张颂文抬头打量程处亮一眼,见他并非朝堂重臣,不由冷嗤一声,“你懂个屁!肠痈自古就是不治之症,东突厥自然有明白之人,若是胡乱医治,责任就会被扣在我大唐头上,若是引起两国纷争,你担负的起吗?”
“呵!无能就是无能,还说得冠冕堂皇,你们治不了不代表别人也治不了!真是蠢笨如猪!”程处亮撇撇嘴,不以为然道。

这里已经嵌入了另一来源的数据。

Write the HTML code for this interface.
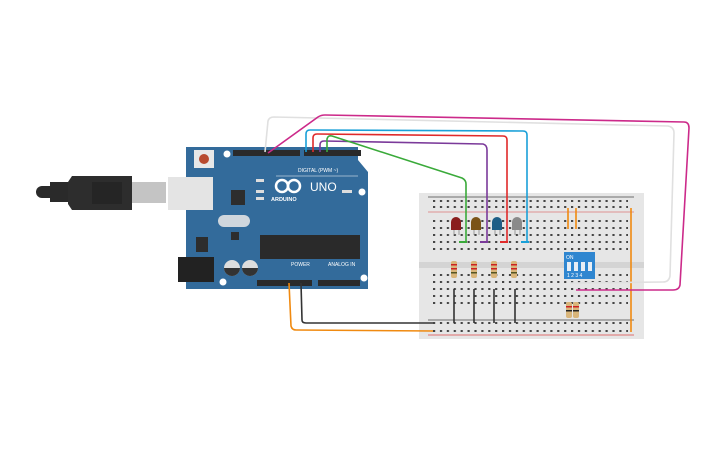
<!DOCTYPE html>
<html><head><meta charset="utf-8"><style>html,body{margin:0;padding:0;background:#fff}svg{display:block}</style></head><body>
<svg width="725" height="453" viewBox="0 0 725 453" xmlns="http://www.w3.org/2000/svg" font-family="Liberation Sans, sans-serif">
<defs>
<pattern id="h" x="433" y="0" width="6.9" height="453" patternUnits="userSpaceOnUse"><rect x="0" y="0" width="2.2" height="453" fill="#444"/></pattern>
</defs>
<!-- USB cable -->
<rect x="36" y="186" width="20" height="12" rx="6" fill="#2a2a2a"/>
<rect x="50" y="182" width="24" height="20" fill="#2a2a2a"/>
<path d="M72 176 L132 176 L132 210 L72 210 L68 204 L68 182 Z" fill="#2d2d2d"/>
<rect x="92" y="182" width="30" height="22" fill="#252525"/>
<rect x="132" y="182" width="34" height="21" fill="#c4c4c4"/>
<!-- Arduino -->
<path d="M186 147 L358 147 L358 160 L368 172 L368 289 L186 289 Z" fill="#336b9b"/>
<rect x="168" y="177" width="45" height="33" fill="#e4e4e4"/>
<rect x="194" y="150" width="20" height="18" fill="#e8e8e8"/><circle cx="204" cy="159" r="5" fill="#b84a2f"/>
<circle cx="227" cy="154" r="3.5" fill="#fff"/><circle cx="362" cy="192" r="3.5" fill="#fff"/><circle cx="364" cy="278" r="3.5" fill="#fff"/><circle cx="223" cy="282" r="3.5" fill="#fff"/>
<rect x="233" y="150" width="67" height="6" fill="#2a2a2a"/>
<rect x="304" y="150" width="57" height="6" fill="#2a2a2a"/>
<text x="298" y="172" font-size="5" fill="#fff">DIGITAL (PWM ~)</text>
<line x1="276" y1="176" x2="358" y2="176" stroke="#fff" stroke-width="0.5"/>
<circle cx="282" cy="186" r="6" fill="none" stroke="#fff" stroke-width="2.5"/><circle cx="294" cy="186" r="6" fill="none" stroke="#fff" stroke-width="2.5"/>
<text x="271" y="201" font-size="5.5" font-weight="bold" fill="#fff">ARDUINO</text>
<text x="310" y="191" font-size="12" fill="#fff">UNO</text>
<rect x="256" y="179" width="8" height="3" fill="#ddd"/><rect x="256" y="190" width="8" height="3" fill="#ddd"/><rect x="256" y="197" width="8" height="3" fill="#ddd"/><rect x="342" y="190" width="10" height="3" fill="#ddd"/>
<rect x="231" y="190" width="14" height="15" fill="#2d2d2d"/>
<rect x="218" y="215" width="32" height="12" rx="6" fill="#cfd6dd"/>
<rect x="196" y="237" width="12" height="15" fill="#2d2d2d"/><rect x="231" y="232" width="8" height="8" fill="#2d2d2d"/>
<rect x="260" y="235" width="100" height="24" fill="#2a2a2a"/>
<rect x="178" y="257" width="36" height="25" fill="#222"/>
<circle cx="232" cy="268" r="8" fill="#ddd"/><path d="M224 268 a8 8 0 0 0 16 0z" fill="#333"/>
<circle cx="250" cy="268" r="8" fill="#ddd"/><path d="M242 268 a8 8 0 0 0 16 0z" fill="#333"/>
<text x="291" y="266" font-size="5" fill="#fff">POWER</text><text x="328" y="266" font-size="5" fill="#fff">ANALOG IN</text>
<rect x="257" y="280" width="55" height="6" fill="#2a2a2a"/><rect x="318" y="280" width="42" height="6" fill="#2a2a2a"/>
<!-- Breadboard -->
<rect x="419" y="193" width="225" height="146" fill="#e6e6e6"/>
<rect x="419" y="262" width="225" height="6" fill="#d4d4d4"/>
<line x1="428" y1="197" x2="634" y2="197" stroke="#444" stroke-width="0.7"/>
<line x1="428" y1="212" x2="634" y2="212" stroke="#d77" stroke-width="0.8"/>
<line x1="428" y1="320" x2="634" y2="320" stroke="#444" stroke-width="0.7"/>
<line x1="428" y1="335" x2="634" y2="335" stroke="#d44" stroke-width="0.8"/>
<g fill="url(#h)">
<rect x="433" y="200" width="195" height="2"/><rect x="433" y="206" width="195" height="2"/>
<rect x="433" y="220" width="195" height="2"/><rect x="433" y="227" width="195" height="2"/><rect x="433" y="234" width="195" height="2"/><rect x="433" y="241" width="195" height="2"/><rect x="433" y="248" width="195" height="2"/>
<rect x="433" y="274" width="195" height="2"/><rect x="433" y="281" width="195" height="2"/><rect x="433" y="288" width="195" height="2"/><rect x="433" y="295" width="195" height="2"/><rect x="433" y="302" width="195" height="2"/>
<rect x="433" y="322" width="195" height="2"/><rect x="433" y="330" width="195" height="2"/>
</g>
<!-- LEDs -->
<g stroke="#888" stroke-width="0.8"><line x1="454" y1="228" x2="454" y2="235"/><line x1="459" y1="228" x2="459" y2="235"/><line x1="474" y1="228" x2="474" y2="235"/><line x1="479" y1="228" x2="479" y2="235"/><line x1="495" y1="228" x2="495" y2="235"/><line x1="500" y1="228" x2="500" y2="235"/><line x1="515" y1="228" x2="515" y2="235"/><line x1="520" y1="228" x2="520" y2="235"/></g>
<path d="M451 230 v-8 a5 5 0 0 1 10 0 v8z" fill="#8a1e1e"/>
<path d="M471 230 v-8 a5 5 0 0 1 10 0 v8z" fill="#7b5417"/>
<path d="M492 230 v-8 a5 5 0 0 1 10 0 v8z" fill="#1f5e86"/>
<path d="M512 230 v-8 a5 5 0 0 1 10 0 v8z" fill="#8a8a8a"/>
<g stroke-width="2"><line x1="459" y1="242" x2="467" y2="242" stroke="#3aaa3a"/><line x1="480" y1="242" x2="488" y2="242" stroke="#7b3a9a"/><line x1="500" y1="242" x2="508" y2="242" stroke="#e02a2a"/><line x1="521" y1="242" x2="529" y2="242" stroke="#1aa0d8"/></g>
<!-- black wires -->
<g stroke="#333" stroke-width="1.6"><line x1="454" y1="289" x2="454" y2="323"/><line x1="474" y1="289" x2="474" y2="323"/><line x1="494" y1="289" x2="494" y2="323"/><line x1="515" y1="289" x2="515" y2="323"/></g>
<!-- resistors -->
<g>
<rect x="451" y="261" width="6" height="17" rx="2" fill="#d9b57a"/><rect x="451" y="264" width="6" height="1.5" fill="#c22"/><rect x="451" y="268" width="6" height="1.5" fill="#c22"/><rect x="451" y="272" width="6" height="1.5" fill="#552"/>
<rect x="471" y="261" width="6" height="17" rx="2" fill="#d9b57a"/><rect x="471" y="264" width="6" height="1.5" fill="#c22"/><rect x="471" y="268" width="6" height="1.5" fill="#c22"/><rect x="471" y="272" width="6" height="1.5" fill="#552"/>
<rect x="491" y="261" width="6" height="17" rx="2" fill="#d9b57a"/><rect x="491" y="264" width="6" height="1.5" fill="#c22"/><rect x="491" y="268" width="6" height="1.5" fill="#c22"/><rect x="491" y="272" width="6" height="1.5" fill="#552"/>
<rect x="511" y="261" width="6" height="17" rx="2" fill="#d9b57a"/><rect x="511" y="264" width="6" height="1.5" fill="#c22"/><rect x="511" y="268" width="6" height="1.5" fill="#c22"/><rect x="511" y="272" width="6" height="1.5" fill="#552"/>
<rect x="566" y="302" width="6" height="16" rx="2" fill="#d9b57a"/><rect x="566" y="306" width="6" height="1.5" fill="#c22"/><rect x="566" y="310" width="6" height="1.5" fill="#222"/>
<rect x="573" y="302" width="6" height="16" rx="2" fill="#d9b57a"/><rect x="573" y="306" width="6" height="1.5" fill="#c22"/><rect x="573" y="310" width="6" height="1.5" fill="#222"/>
</g>
<!-- DIP switch -->
<rect x="564" y="252" width="31" height="27" fill="#2f86d0"/>
<text x="566" y="259" font-size="5" fill="#fff">ON</text>
<rect x="567" y="262" width="4" height="9" fill="#e8eef5"/><rect x="574" y="262" width="4" height="9" fill="#e8eef5"/><rect x="581" y="262" width="4" height="9" fill="#e8eef5"/><rect x="588" y="262" width="4" height="9" fill="#e8eef5"/>
<text x="567" y="277" font-size="5" fill="#fff">1 2 3 4</text>
<!-- orange on breadboard -->
<g stroke="#f08a10" stroke-width="1.6" fill="none"><line x1="568" y1="208" x2="568" y2="229"/><line x1="576" y1="208" x2="576" y2="229"/><line x1="631" y1="208" x2="631" y2="332"/></g>
<!-- wires from arduino -->
<g fill="none" stroke-width="1.6" stroke-linejoin="round">
<path d="M265 152 L268 121 Q269 117 274 117 L668 126 Q674 127 674 133 L670 276 Q669 282 663 282 L570 283" stroke="#e0e0e0"/>
<path d="M268 153 L318 117 Q321 115 325 115 L684 122 Q689 122 689 128 L680 285 Q679 290 673 290 L576 290" stroke="#cc2a8a"/>
<path d="M306 152 L306 134 Q306 130 310 130 L523 131 Q527 131 527 135 L527 242" stroke="#1aa0d8"/>
<path d="M313 152 L313 138 Q313 134 317 134 L503 136 Q507 136 507 140 L507 242" stroke="#e02a2a"/>
<path d="M320 152 L320 145 Q320 141 324 141 L483 144 Q487 145 487 150 L487 242" stroke="#7b3a9a"/>
<path d="M327 152 L327 139 Q328 135 332 136 L462 178 Q466 180 466 184 L466 242" stroke="#3aaa3a"/>
<path d="M301 283 L302 320 Q302 323 306 323 L433 323" stroke="#333"/>
<path d="M289 283 L291 326 Q292 330 296 330 L433 331" stroke="#f08a10"/>
</g>
</svg>
</body></html>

“你是何人?驿馆重地岂容你这无知小儿在这里撒野!快给我滚出去!”张颂文气得鼻子好悬都歪了。
“在下程处亮,卢国公二公子也!”程处亮冷哼一声。
不料那张颂文嘀咕一声,“泥腿子国公而已,又怎能和我世家相提并论!”
“你说什么?”程处亮攥紧拳头,“有种再说一遍!”
“好了,好了,治病救人要紧!”李世民摆摆手。
这张颂文背后是世家王氏,实力不容小觑,若两人真起了冲突,程处亮未必会占的便宜!
而世家和皇权自古就是死对头,张颂文等人自然也明白,所以才对勋贵出身的程处亮处处针对。
“张太医,程二郎,你们说这病如何治疗?”李世民皱皱眉头。
“启禀陛下,此病无解,只能眼睁睁看她疼死!”张颂文说道。
“无知鼠辈,此病只需开膛破肚,把坏掉的部分切除,即可痊愈!”程处亮沉声说道。
李世民还没说话,张颂文却跳了起来。
“这开膛破肚分明就是杀人嘛!陛下,这程二郎居心叵测,意欲挑起两国争端,微臣恳请陛下斩了此人!”
“张太医,你不相信吗?不如我们打一个赌!若是谁输了,跪着从这里爬出去,绕驿馆一圈,再学三声狗叫如何?”
“开膛破肚,血液飞溅,人岂非血流不止而死?刀割其肉,肺腑受损,又如何存活?”张颂文瞪着眼睛大吼道。
“废话少说,敢还是不敢?”程处亮冷喝一声。
“和他赌!”张颂文身后一名太医怒喝道。
“那分明是番邦邪术,有辱斯文,他输了,我等就等着看他学狗爬狗叫,岂非更好!”
“哼!得罪我们世家王氏,让他吃不了兜着走!”
“世安兄所言极是,就这样办了!”张颂文点点头,看向程处亮,“我跟你赌了!”
“好,陛下请给我们做个见证,若是谁输了,可不许耍赖!”程处亮对李世民叉手一礼。
“二郎,你可有十足把握?”李世民眉头一皱。